Boys & Girls
György Pálfi’s Final Cut – Ladies & Gentlemen (2012)

Never thought Marcello Mastroianni, Greta Garbo, Audrey Hepburn, Jackie Chan, Shah Rukh Khan and the blue, fictitious aboriginies from Avatar would wind up in a single film, in turn directed by a Festival de Cannes regular? As always, György Pálfi is good for a surprise. By editing together snippets from (literally) hundreds of films, the Hungarian director has created a collage-homage to cinema without himself directing a single frame. While he appears to have respected a 15 second time barrier which technically allows the free reuse of unacquired material (Palfi cites all films in the marathon title screen), Ladies & Gentlemen is facing copyright problems which restrict it from being freely screened. Luckily, a look at the 15-second trailer reveals how – working with a fake shot-reverse-shot technique – Pálfi ties frame to frame, cleverly leaping from one cinematic era to the other. First, an obsoletely handsome Gérard Depardieu (in Bernardo Bertolucci’s 1900) glances down at the floor, when a mere 2 seconds later Pálfi cuts to a view of Sharon Stone’s legs (Paul Verhoeven’s Basic Instinct), and next, the gazer (in this film, usually the man), now in the form of Norman Bates (Anthony Perkins in Alfred Hitchcock’s Psycho), raises his head with what seems like a sexually assaultive expression. Finally, Brigitte Helm, as Evil Maria, raises her right eyebrow in the famous frontal shot from Fritz Lang’s Metropolis: “what’s next?”, she appears to be asking.

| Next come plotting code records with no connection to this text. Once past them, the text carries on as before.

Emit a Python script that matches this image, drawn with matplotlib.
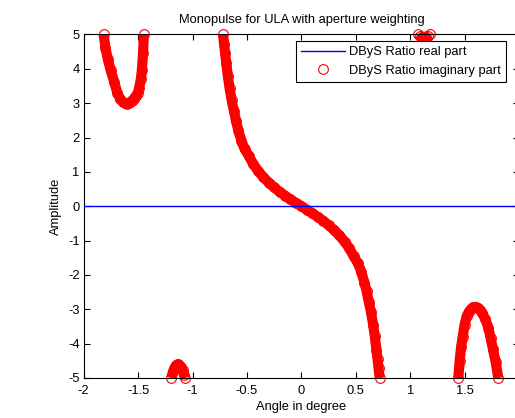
import numpy as np
import matplotlib.pyplot as plt

plt.rcParams['font.family'] = ['Liberation Sans', 'DejaVu Sans']
plt.rcParams['font.size'] = 9.25

# real part of the difference/sum ratio (flat at zero)
real_angle = [-2.0, 2.0]
real_part = [0.0, 0.0]

# imaginary part, one array pair per visible branch
main_angle = [-0.72, -0.71, -0.70, -0.69, -0.675, -0.66, -0.64, -0.62, -0.60, -0.58,
              -0.55, -0.52, -0.48, -0.44, -0.40, -0.35, -0.30, -0.25, -0.20, -0.15,
              -0.10, -0.05, 0.00, 0.05, 0.10, 0.15, 0.20, 0.25, 0.30, 0.35,
              0.40, 0.44, 0.48, 0.52, 0.55, 0.58, 0.60, 0.62, 0.64, 0.66,
              0.675, 0.69, 0.70, 0.71, 0.72]
main_imag = [5.00, 4.72, 4.45, 4.18, 3.78, 3.45, 3.08, 2.78, 2.48, 2.22,
             1.90, 1.66, 1.45, 1.22, 1.04, 0.85, 0.69, 0.55, 0.42, 0.31,
             0.20, 0.10, 0.00, -0.10, -0.20, -0.31, -0.42, -0.55, -0.69, -0.85,
             -1.04, -1.22, -1.45, -1.66, -1.90, -2.22, -2.48, -2.78, -3.08, -3.45,
             -3.78, -4.18, -4.45, -4.72, -5.00]

left_lobe_angle = [-1.817, -1.80, -1.78, -1.753, -1.72, -1.69, -1.665, -1.64, -1.62, -1.60,
                   -1.58, -1.56, -1.54, -1.52, -1.503, -1.49, -1.475, -1.465, -1.455, -1.447]
left_lobe_imag = [5.00, 4.62, 4.30, 3.97, 3.62, 3.29, 3.13, 3.04, 3.00, 2.99,
                  3.01, 3.06, 3.13, 3.21, 3.29, 3.45, 3.70, 3.97, 4.45, 5.00]

right_lobe_angle = [1.443, 1.455, 1.468, 1.483, 1.50, 1.52, 1.54, 1.56, 1.58, 1.60,
                    1.62, 1.64, 1.66, 1.69, 1.72, 1.74, 1.76, 1.785, 1.81]
right_lobe_imag = [-5.00, -4.50, -4.10, -3.80, -3.45, -3.20, -3.07, -2.99, -2.94, -2.93,
                   -2.95, -3.01, -3.10, -3.28, -3.55, -3.85, -4.15, -4.52, -5.00]

low_bump_angle = [-1.195, -1.18, -1.165, -1.15, -1.135, -1.12, -1.105, -1.09, -1.078, -1.07]
low_bump_imag = [-5.00, -4.82, -4.70, -4.63, -4.60, -4.62, -4.68, -4.78, -4.90, -5.00]

high_bump_angle = [1.075, 1.09, 1.11, 1.13, 1.15, 1.165, 1.18]
high_bump_imag = [5.00, 4.95, 4.93, 4.93, 4.94, 4.96, 5.00]

branches = [(main_angle, main_imag), (left_lobe_angle, left_lobe_imag),
            (right_lobe_angle, right_lobe_imag), (low_bump_angle, low_bump_imag),
            (high_bump_angle, high_bump_imag)]

fig = plt.figure(figsize=(5.15, 4.18), dpi=100)
ax = fig.add_axes([0.1625, 0.0957, 0.8452, 0.8218])

ax.plot(real_angle, real_part, color='#0000ff', lw=1.0, label='DByS Ratio real part', zorder=3)

for i, (ang, im) in enumerate(branches):
    # dense circles merge into a solid band
    ax.plot(ang, im, color='red', lw=7.3, solid_capstyle='butt',
            solid_joinstyle='round', clip_on=False, zorder=2)
    ax.plot(ang, im, 'o', mfc='none', mec='red', ms=7, mew=0.8, clip_on=False, zorder=2,
            label='DByS Ratio imaginary part' if i == 0 else None)

ax.set_xlim(-2, 2)
ax.set_ylim(-5, 5)
ax.set_xticks(np.arange(-2, 2.01, 0.5))
ax.set_xticklabels(['-2', '-1.5', '-1', '-0.5', '0', '0.5', '1', '1.5', ''])
ax.set_yticks(range(-5, 6))
ax.set_yticklabels([str(v) for v in range(-5, 6)])
ax.tick_params(direction='in', length=4, width=0.8, top=True, right=True)
ax.tick_params(axis='x', pad=5)
ax.tick_params(axis='y', pad=3)
for s in ax.spines.values():
    s.set_linewidth(0.8)

ax.set_title('Monopulse for ULA with aperture weighting', fontsize=9.25, pad=8)
ax.set_xlabel('Angle in degree', labelpad=3)
ax.set_ylabel('Amplitude', labelpad=4)

leg = ax.legend(loc='upper right', bbox_to_anchor=(0.970, 0.981), fancybox=False,
                framealpha=1, edgecolor='black', numpoints=1, handlelength=3.4,
                handletextpad=0.35, borderpad=0.4, labelspacing=0.52, borderaxespad=0)
leg.get_frame().set_linewidth(0.8)
leg.set_zorder(5)

fig.savefig('out.png', dpi=100)
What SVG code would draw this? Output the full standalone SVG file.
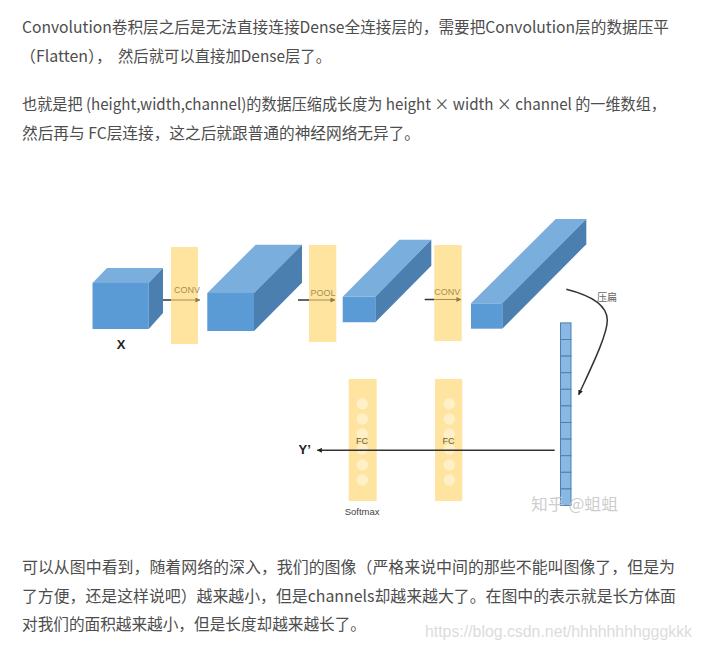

As state-funding in Hungary went on a year-long hiatus due to a contentious restructuring of the national film fund, Palfi reassigned some left-over budget from his previous project to produce Ladies & Gentlemen, thus cleverly bypassing the state-ordered furlough. Given the circumstances, Palfi’s persistence is admirable, and it is doubtful whether one should expect more from a director working with an improvised budget. Still, when taken as such, the film would hardly be of value if its citations didn’t remind us of the greatest moments of cinema, and the emotions we associate with them. The piece “recycles” in that it reuses original material, but its own originality is questionable. The problem is not, as some may suggest, the lack of original material, but its generally uniform synthesis. The changing filmic origin of the images, which slows down the film significantly, serves as a justification for endless sequences in which nothing significant happens: the unusual combination of foreign material is deemed sufficient to sate the viewer’s visual curiosity. True for some viewers, the success of this approach is surely linked to the degree to which they can identify themselves with nostalgic cinéphilia. Ladies & Gentlemen is rarely objective proof of editing proficiency, and yet a sobering reminder that stylistic virtuosity alone won’t make a film complete: the sluggish “boy meets girl” narrative (which we follow from first kiss to sex, marriage, everyday life, jealousy, tragedy etc.) isn’t nearly as refreshing as it may sound; all too quickly, the viewer finds himself over-familarised with structure and pace, making the plot turns superfluous, if not fully predictable…

Trivially, Palfi has succeeded in finding a common theme in 450 films, but neither has his reductionist attitude revealed wherein lies the power of cinema, nor is it indicative of the individual title’s appeal. The latter flaw is less severe, because 15 seconds aren’t nearly enough to extract a film’s essence, and because Palfi has chosen widely known films that viewers will be familiar with. Hence, their artistic significance need not be elaborated. The former is, however, because this appears to be the main goal of Palfi’s homage. By reducing films to a uniform, Palfi fails to answer why we are still interested in telling and listening to the same sort of stories; where these stories differ; how they are narrated; why “cliché” is a derogeratory term. The answers, as Ladies & Gentlemen indicates, cannot be found in the common alone.